In the early 1960s, 3 million Jews were living under the totalitarian jackboot of the Union of Soviet Socialist Republics. They had little hope of living freely as Jews, or of leaving freely for somewhere else. And the world did not care about them. That began to change in 1963, when groups of plucky Jews, the first from Cleveland, began a movement to highlight their plight.

They chose to begin the battle by emphasizing the suffering of this trapped population, rather than seeking their freedom, since no one expected that was possible. After all, entire nations had been subsumed under the Soviet umbrella without the world acting to liberate them. The American government, for the most part, was uninterested. In 1973, National Security Adviser Henry Kissinger told President Richard Nixon, “The emigration of Jews from the Soviet Union is not an objective of American foreign policy. And if they put Jews into gas chambers in the Soviet Union, it is not an American concern.”

Nonetheless, the cause became a passionate concern for the Jewish community in the United States. But the Soviets were dismissive of the effort. One of Anatoly Scharansky’s KGB interrogators mocked the protesters as “students and housewives.” Yet, within a blink of the historical eye, the movement of students and housewives lived to see a miracle, as the renamed Natan Sharansky and his fellow “refuseniks” departed for free lives in America and Israel.

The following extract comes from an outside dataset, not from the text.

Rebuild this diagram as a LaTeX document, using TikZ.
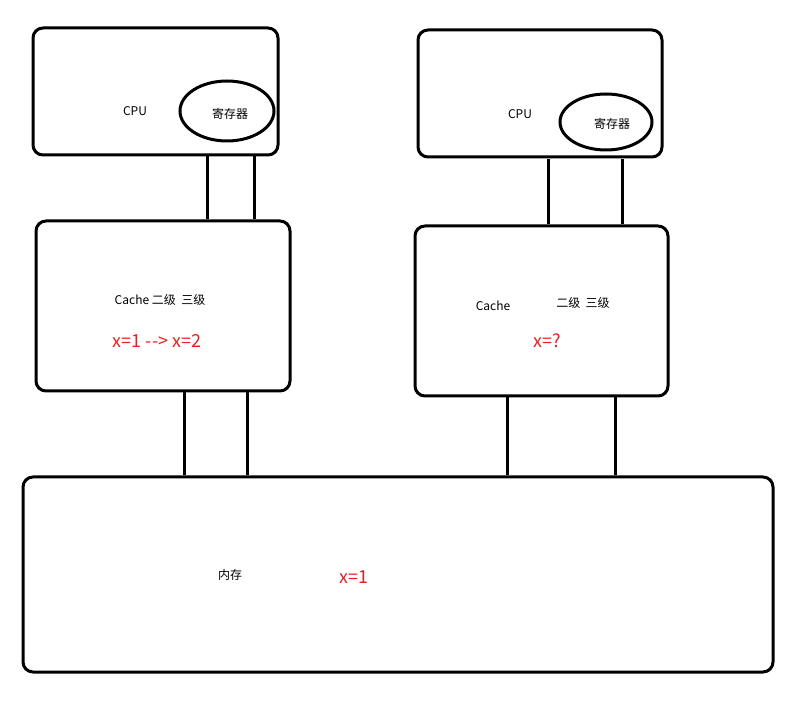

The Vanderbilt sociologist Shaul Kelner offers a fascinating portrait of the way the Soviet Jewry movement did what it did in his new book, A Cold War Exodus. It is not a history of the Soviet Jewish escape from totalitarianism; rather, it focuses on the activist tactics used to drive attention to the cause. He describes the elements of that activism, among them the inclusion of Soviet Jewish woes in the ongoing story of Jewish life as told in the course of the year by religious holidays; the use of Jewish tourists to meet with refuseniks; boycotts of companies like Pepsi that did business with the USSR; and the “twinning” of refusenik children with American bar or bat mitzvahs to provide a constant reminder that Jews in the USSR were prohibited from practicing their faith.

Kelner notes how the twinning “helped define the texture of American Jewish synagogue life in the 1980s.” As he explains, twinning allowed synagogues to remake bar and bat mitzvahs, as well as the Sabbath services that featured these rites of passage, “into a Jewish American civics lesson.” In fact, he notes, there were so many more American Jewish kids coming of age than Soviet ones that the few Soviet kids actually reaching bar and bat mitzvah age had dozens of “twins,” while the American kids had to share theirs.

Kelner shows how the activists, successful as their efforts were, frequently did not know what they were
doing. They were trying new things and leaning in when they found approaches that worked. Even when a tactic “failed,” they kept going. With the boycott of Pepsi products, for example, they knew that their boycott would not hurt Pepsi’s bottom line, just as they knew that Pepsi was not going to lobby the Soviets to free their Jews. Nevertheless, they used it to their advantage. The effort could continue indefinitely, since Pepsi would always be there to serve as a rallying cry.

Another remarkable element to the movement was the degree to which it became an expression of Jewish identity. As Kelner writes, “For a brief historical moment, about the span of one generation, a social movement invented new ways of practicing and experiencing Jewishness in America.”

The Soviet Jewry movement’s dual purpose, both political and communal, had advantages as well as disadvantages. On the plus side, it created remarkable unity across the Jewish community, defying lines that typically separated Orthodox, Conservative, and Reform, or Ashkenazi from Sephardi. The movement also transcended professional roles, as Jewish leaders, teachers, clergy, and activists all worked together and shared lessons to refine the protest tactics they were creating in real time.

At the same time, there was a disadvantage to linking identity with politics. By connecting Jewish identity so closely with the quest to free Soviet Jews, the effort papered over the degree to which the Jewish community was fraying in other ways—from assimilation, intermarriage, and the challenge of what is now referred to as “Jewish continuity.” As Kelner notes in his conclusion, “For 30 years activists in the campaign to free Soviet Jews sparked and sustained a total mobilization of America’s Jewish community—thousands of institutions, millions of individuals…and then it all stopped.”

The American Jewish community is still coping with that abrupt end and searching for what comes next. The Soviet Jewry movement, as successful and important as it was, failed to learn the important lesson articulated by Rabbi Abba Hillel Silver in 1943: “There are no substitutes in Jewish life for religion.” Activism is important, but to maintain Jewish continuity, the religion itself must always be the essential element.